Khizr and Ghazala Khan, the Muslim parents of a U.S. Army captain who died in Iraq and have sparred with GOP presidential candidate Donald Trump, will speak in Rosemont over Labor Day weekend.

Their appearance will be between 8 and 11 p.m. Saturday, Sept. 3, at the Donald E. Stephens Convention Center, during the 53rd annual convention of the Islamic Society of North America. They'll be among several speakers in a prime-time slot known as the "Saturday Night Special."

While the nonprofit ISNA does not endorse political parties or candidates, the Khans were added to the speaker lineup a few days ago because they've inspired thousands of Muslims, said ISNA spokeswoman Faryal Khatri.

"The DNC (speech) wasn't the motivation," Khatri said. "They represented the Muslim community's voice."

The Khans gave a speech at last month's Democratic National Convention that blamed Trump for the growing intolerance of Muslims in America. Khan suggested Trump read the U.S. Constitution where it mentions "liberty" and "equal protection of law."

That started a series of barbs between Khan and Trump, including one where Trump criticized Ghazala Khan for not speaking up, suggesting she's not allowed to because of her religion.

Trump later released a statement saying Khan had "no right" to make those accusations and called the Khans' son "a hero to our country."

"The real problem here are the radical Islamic terrorists who killed him, and the efforts of these radicals to enter our country to do us further harm," Trump's statement said.

The Khans, Pakistani-born Muslims who live in Virginia, have been American citizens for decades. The Khans' 27-year-old son, Humayun, a U.S. Army captain, was killed by a suicide bomber in Iraq in 2004. He was posthumously awarded the Purple Heart and the Bronze Star.

Trump's comments sparked action in the Muslim community, Khatri said, including a #CanYouHearUsNow campaign on social media to show Muslim women have powerful voices.

Khatri said she's not sure what the Khans will speak about during their Rosemont appearance, but it will likely be along the lines of the convention's theme, "Turning Points: Navigating Challenges, Seizing Opportunities."

The ISNA is the largest and oldest Islamic umbrella organization in North America, and its conference is the largest Muslim gathering in the U.S. and Canada. More than 15,000 people from around the world are expected to attend the four-day convention. About 10,000 are expected for the Saturday Night Special.

The public can attend the convention, but attendees must register and buy tickets, which are $120 each at isna.net/annual-convention.html. Discounts are available for students and for advance purchases.

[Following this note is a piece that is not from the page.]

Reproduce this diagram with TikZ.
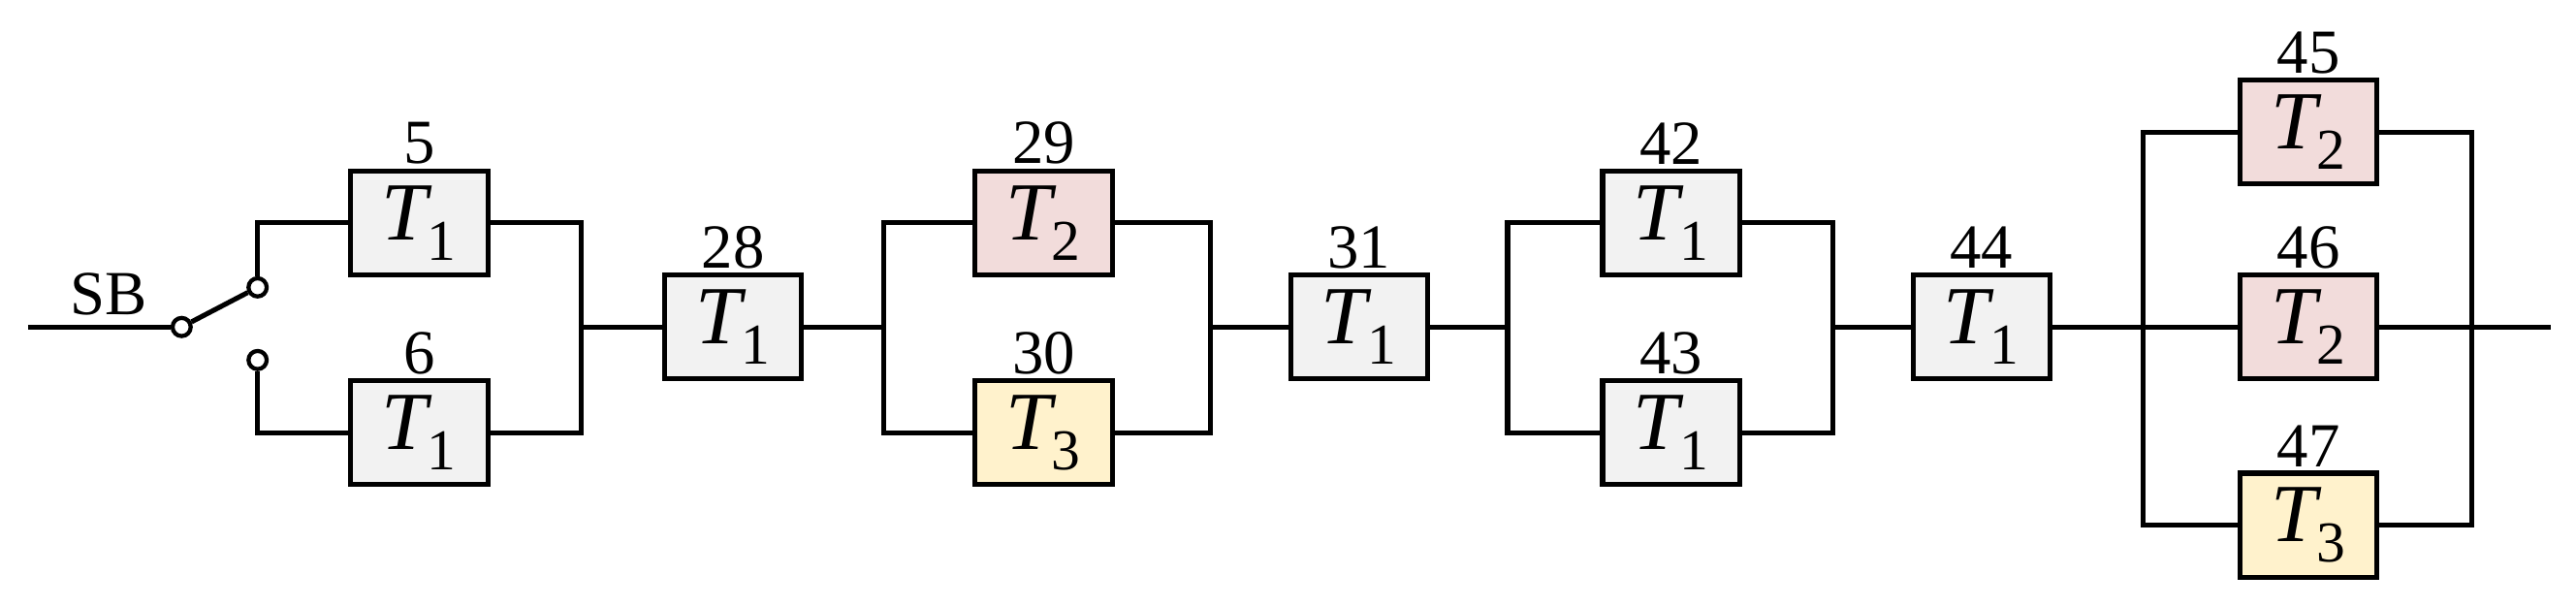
\documentclass[tikz,border=0pt]{standalone}
\usepackage{fontspec}
\setmainfont{Liberation Serif}
\usepackage{unicode-math}
\setmathfont{Latin Modern Math}
\begin{document}
\begin{tikzpicture}[x=1pt,y=-1pt,line width=3pt,
  blk/.style={draw,line width=3pt,minimum width=83pt,minimum height=63pt,inner sep=0pt,font=\fontsize{50}{50}\selectfont},
  g/.style={blk,fill={rgb,255:red,242;green,242;blue,242}},
  p/.style={blk,fill={rgb,255:red,242;green,220;blue,219}},
  yl/.style={blk,fill={rgb,255:red,255;green,242;blue,204}},
  num/.style={font=\fontsize{38}{38}\selectfont,inner sep=1pt,anchor=south},
  ring/.style={circle,draw,line width=2.5pt,minimum size=11pt,inner sep=0pt,fill=white}]
\useasboundingbox (0,0) rectangle (1560,367);
\def\TT#1{$\mathit{T}_{\mathrm{#1}}$}
% switch
\coordinate (in) at (17,198);
\node[ring] (s0) at (110,198) {};
\node[ring] (s1) at (156,174) {};
\node[ring] (s2) at (156,218) {};
\node[font=\fontsize{38}{38}\selectfont] (sb) at (66,178) {SB};
\draw (in) -- (s0.west);
\draw (s0) -- (s1);
% boxes
\node[g] (b5) at (254,135) {\TT1}; \node[num] at (b5.north) {5};
\node[g] (b6) at (254,262) {\TT1}; \node[num] at (b6.north) {6};
\node[g] (b28) at (444,198) {\TT1}; \node[num] at (b28.north) {28};
\node[p] (b29) at (632,135) {\TT2}; \node[num] at (b29.north) {29};
\node[yl] (b30) at (632,262) {\TT3}; \node[num] at (b30.north) {30};
\node[g] (b31) at (823,198) {\TT1}; \node[num] at (b31.north) {31};
\node[g] (b42) at (1012,135) {\TT1}; \node[num] at (b42.north) {42};
\node[g] (b43) at (1012,262) {\TT1}; \node[num] at (b43.north) {43};
\node[g] (b44) at (1200,198) {\TT1}; \node[num] at (b44.north) {44};
\node[p] (b45) at (1398,80) {\TT2}; \node[num] at (b45.north) {45};
\node[p] (b46) at (1398,198) {\TT2}; \node[num] at (b46.north) {46};
\node[yl] (b47) at (1398,318) {\TT3}; \node[num] at (b47.north) {47};
\coordinate (out) at (1545,198);
% wires
\draw (s1.north) |- (b5.west);
\draw (s2.south) |- (b6.west);
\draw (b5.east) -- (352,135) -- (352,262) -- (b6.east);
\draw (352,198) -- (b28.west);
\draw (b28.east) -- (535,198);
\draw (b29.west) -- (535,135) -- (535,262) -- (b30.west);
\draw (b29.east) -- (733,135) -- (733,262) -- (b30.east);
\draw (733,198) -- (b31.west);
\draw (b31.east) -- (913,198);
\draw (b42.west) -- (913,135) -- (913,262) -- (b43.west);
\draw (b42.east) -- (1110,135) -- (1110,262) -- (b43.east);
\draw (1110,198) -- (b44.west);
\draw (b44.east) -- (b46.west);
\draw (b45.west) -- (1298,80) -- (1298,318) -- (b47.west);
\draw (b45.east) -- (1497,80) -- (1497,318) -- (b47.east);
\draw (b46.east) -- (out);
\end{tikzpicture}
\end{document}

The convention will have hundreds of speakers, roundtable discussions, art exhibits, films, fashion shows, a basketball tournament, a bazaar with more than 550 booths and more.

Azhar Azeez, ISNA president, said the organization's goal is to unite people across faiths and backgrounds in the spirit of peace and better understanding.

"We live in challenging times by showcasing a diverse array of voices, stories and viewpoints. We hope to continue shaping a new narrative around what it means to be a mainstream Muslim today," he said during a recent news conference.